7.1 Déception

Vers 20 heures, Cinthya me libère et je dois avouer que je suis un peu déçue de cette journée. Non seulement je n’ai pas pu voir Matthew, mais j’ai passé mon temps à récurer chaque recoin du bar. Heureusement, le fait de m’être bien nourrie m’a permis de garder le contrôle sur mon toucher et de pouvoir accomplir mes corvées sans trop de difficulté. C’est plutôt ma concentration qui en a pris un coup et, si je souhaite tenir le même rythme demain, il va me falloir chasser cette nuit et me montrer rapidement au domaine. Je n’ai pas envie de me faire sermonner parce que je gaspille mon éther pour assouvir une curiosité mal placée. Par chance, nous sommes une espèce solitaire et ne cherchons pas spécialement la compagnie de nos semblables. Si je reviens de temps à autre au manoir pour nourrir mes congénères, je pourrais demeurer à ma guise parmi les humains.

Avant de me plier à mes obligations de cauchemar, je passe à l’hôtel Myriador qui se trouve un peu plus loin dans la rue. En même temps, on ne peut pas le louper.
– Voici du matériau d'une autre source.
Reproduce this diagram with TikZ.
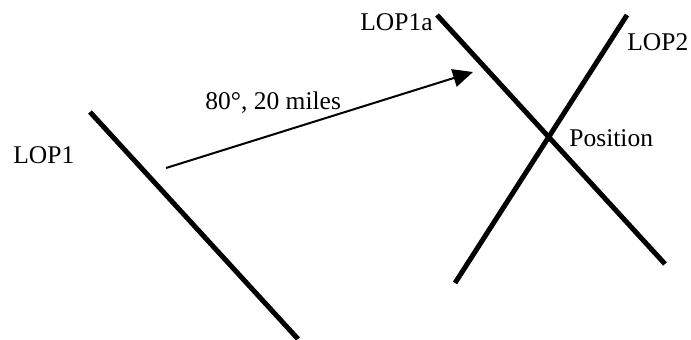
\documentclass[tikz,border=0pt]{standalone}
\usepackage{fontspec}
\setmainfont{Liberation Serif}
\usepackage{tikz}
\usetikzlibrary{positioning,arrows.meta}
\tikzset{
  lopline/.style={line width=2.5pt},
  courseline/.style={-{Triangle[length=10pt, width=9pt]}, line width=1pt},
  loplabel/.style={font=\fontsize{12.75}{15}\selectfont, inner sep=0pt, anchor=base west}
}

\begin{document}
\begin{tikzpicture}[x=0.5pt, y=-0.5pt]
  \useasboundingbox (0,0) rectangle (691,339);
  % line ends
  \coordinate (lop1top) at (90,112);
  \coordinate (lop1bot) at (298,339);
  \coordinate (lop1atop) at (437,15);
  \coordinate (lop1abot) at (665,264);
  \coordinate (lop2top) at (627,15);
  \coordinate (lop2bot) at (455,283);
  \coordinate (start) at (166,168);
  \coordinate (tip) at (473,72);
  % labels
  \node[loplabel] (lop1) at (13,163) {LOP1};
  \node[loplabel] (lop1a) at (360,30) {LOP1a};
  \node[loplabel] (lop2) at (627,50) {LOP2};
  \node[loplabel] (pos) at (569,146) {Position};
  \node[loplabel] (course) at (205,109) {80°, 20 miles};
  % lines of position
  \draw[lopline] (lop1top) -- (lop1bot);
  \draw[lopline] (lop1atop) -- (lop1abot);
  \draw[lopline] (lop2top) -- (lop2bot);
  \draw[courseline] (start) -- (tip);
\end{tikzpicture}
\end{document}
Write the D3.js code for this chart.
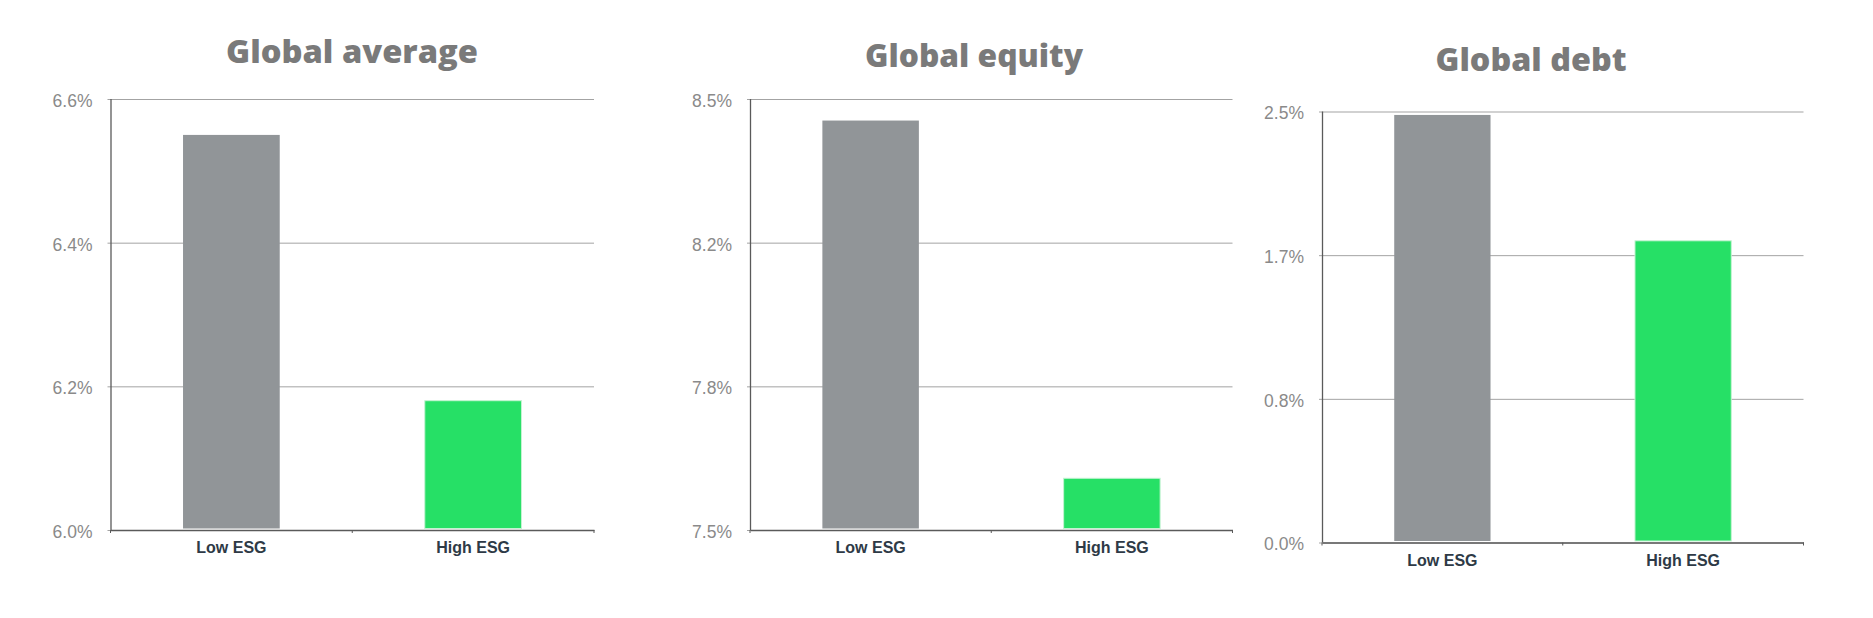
<!DOCTYPE html>
<html>
<head>
<meta charset="utf-8">
<script src="https://cdn.jsdelivr.net/npm/d3@7/dist/d3.min.js"></script>
<style>
  html, body { margin: 0; padding: 0; background: #ffffff; }
  svg { display: block; }
</style>
</head>
<body>
<svg id="chart" width="1873" height="618"></svg>
<script>
// ---- data ----
const categories = ["Low ESG", "High ESG"];
const titles = ["Global average", "Global equity", "Global debt"];
const averageValues = [6.55, 6.18];
const equityValues = [8.45, 7.62];
const debtValues = [2.48, 1.75];
const averageDomain = [6.0, 6.6];
const equityDomain = [7.5, 8.5];
const debtDomain = [0.0, 2.5];
const averageTicks = [6.0, 6.2, 6.4, 6.6];
const equityTicks = [7.5, 7.8333, 8.1667, 8.5];
const debtTicks = [0.0, 0.8333, 1.6667, 2.5];
const barColors = ["#919598", "#26e066"];

// ---- layout ----
const panels = [
  { title: titles[0], values: averageValues, domain: averageDomain, ticks: averageTicks,
    left: 110.5, top: 99, width: 483.5, height: 431, titleX: 352, titleY: 63, titleW: 252 },
  { title: titles[1], values: equityValues, domain: equityDomain, ticks: equityTicks,
    left: 750, top: 99, width: 482.5, height: 431, titleX: 974, titleY: 67, titleW: 218 },
  { title: titles[2], values: debtValues, domain: debtDomain, ticks: debtTicks,
    left: 1322, top: 111.5, width: 481.5, height: 431, titleX: 1531, titleY: 71, titleW: 191 }
];

const svg = d3.select("#chart");
const fmt = d3.format(".1f");

panels.forEach(p => {
  // title
  svg.append("text")
    .attr("x", p.titleX)
    .attr("y", p.titleY)
    .attr("text-anchor", "middle")
    .attr("font-family", "'Open Sans', Lato, sans-serif")
    .attr("font-weight", 800)
    .attr("font-size", 32)
    .attr("fill", "#7a7a7a")
    .attr("textLength", p.titleW)
    .attr("lengthAdjust", "spacingAndGlyphs")
    .text(p.title);

  const g = svg.append("g").attr("transform", `translate(${p.left},${p.top})`);

  const x = d3.scaleBand().domain(categories).range([0, p.width])
    .paddingInner(0.6).paddingOuter(0.3);
  const y = d3.scaleLinear().domain(p.domain).range([p.height, 0]);

  // y axis with gridlines
  const yAxis = d3.axisLeft(y).tickValues(p.ticks)
    .tickFormat(d => fmt(d) + "%")
    .tickSize(-p.width).tickPadding(18);
  const yg = g.append("g").call(yAxis);
  yg.select(".domain").remove();
  yg.selectAll(".tick line").attr("stroke", "#a3a3a3").attr("stroke-width", 1)
    .attr("x1", -3);
  yg.selectAll(".tick text")
    .attr("font-family", "'Liberation Sans', Arial, sans-serif")
    .attr("font-size", 17.5)
    .attr("fill", "#8a8a8a")
    .attr("x", -18)
    .attr("dy", "0.42em");

  // bars
  g.selectAll("rect.bar").data(p.values).enter().append("rect")
    .attr("class", "bar")
    .attr("x", (d, i) => x(categories[i]))
    .attr("width", x.bandwidth())
    .attr("y", d => y(d))
    .attr("height", d => p.height - y(d) - 1.5)
    .attr("fill", (d, i) => barColors[i])
    .attr("stroke", (d, i) => i === 1 ? "#c4f3d2" : "none")
    .attr("stroke-width", 1);

  // left axis line
  g.append("line")
    .attr("x1", 0.5).attr("x2", 0.5)
    .attr("y1", 0).attr("y2", p.height)
    .attr("stroke", "#5a5a5a").attr("stroke-width", 1.3);

  // bottom axis
  const xAxis = d3.axisBottom(x).tickSize(0).tickPadding(18);
  const xg = g.append("g").attr("transform", `translate(0,${p.height})`).call(xAxis);
  xg.select(".domain").attr("stroke", "#5a5a5a").attr("stroke-width", 1.3);
  xg.selectAll(".tick text")
    .attr("font-family", "'Liberation Sans', Arial, sans-serif")
    .attr("font-size", 16)
    .attr("font-weight", "bold")
    .attr("fill", "#2e3a46")
    .attr("dy", "0.71em")
    .attr("y", 12);

  // small ticks at band boundaries
  g.selectAll("line.bt").data([0, p.width / 2, p.width]).enter().append("line")
    .attr("class", "bt")
    .attr("x1", d => d).attr("x2", d => d)
    .attr("y1", p.height).attr("y2", p.height + 3)
    .attr("stroke", "#5a5a5a").attr("stroke-width", 1);
});
</script>
</body>
</html>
Le tapis rouge déroulé dans la rue, la barrière de corde au métal doré, l’allée décorée de cyprès en pot finement taillés et le portier qui fait le pied de grue devant le tambour d’entrée sont d’autant d’éléments qui crient au luxe, un faste qu’affectionne Astrid, un lieu à sa propre image.

— Où allez-vous ainsi, mademoiselle ?! m’arrête le portier.

Il me détaille sous toutes les coutures. Il est évident que je fais tache parmi la clientèle huppée de l’établissement. Je ne me démonte pas pour autant et sors de mon sac à main la carte de visite qu’Astrid m’a donnée ce matin.

— Madame Chaullac m’a autorisée à lui rendre visite quand cela me chante, rétorqué-je en lui présentant le bristol.

Il le détaille puis me jauge.

— Un instant, je vous prie.

Son ton s’est adouci, comme c'est étonnant !

Je pourrais l’envoûter mais si je veux tenir la distance durant les jours à venir, je dois m’économiser, surtout lorsque j’ai d’autres moyens à ma disposition.

L’employé, dans son uniforme sombre brodé d’or, s’empare du combiné d’un vieux téléphone, posé sur sa banque d’accueil protégée par le haut-vent de l’hôtel. Il ne tourne le cadran qu’une seule fois à l’aide d’un doigt et patiente.

— Oui, c’est l’entrée. Est-ce que Madame Chaullac est disponible, s’il te plaît ?

Quelques secondes s’écoulent.

— Merci, répond-il avant de raccrocher. Madame Chaullac n’est pas là pour le moment et nous ne savons pas quand elle réintégrera l’établissement. Voulez-vous lui laisser un message ?

C’est bien ma veine…

Mais je ne désespère pas, il me reste sept jours avant la désactivation de ma carte.

— Ça ira, je vous remercie. Je repasserai.

Il me salue d’un hochement de tête avant que je m’en aille.

En marchant dans la rue, je réfléchis à mes possibilités d’action. Je suis encore surchargée d’énergie grâce à Matthew et peux très bien rentrer au manoir nourrir les miens avant de repartir en chasse pour manger à mon tour. Ainsi, la journée de demain ne sera pas trop difficile à supporter. Avec ce que je leur ai apporté avant-hier et ce que je leur offrirai ce soir, les cauchemars juvéniles tiendront largement plusieurs jours. Aussi, les cauchemars trop affaiblis par des semaines, voire des mois de diète pour partir en chasse, retrouveront l’énergie nécessaire pour se remettre au travail. Je ne devrais pas subir de questions embarrassantes sur mes absences.

Je louvoie dans les rues jusqu’à l’extérieur de Présire. Le soleil commence à décliner dans le ciel aux teintes roses et orangées. Cette nuit sera plus calme. En début de semaine, les gens travaillent et les établissements de nuits n’ouvrent que le week-end, même en plein mois d’août. Il me faudra chasser hors de la ville. J’ai mes petites habitudes et sais parfaitement où je me rendrais après ma visite au domaine.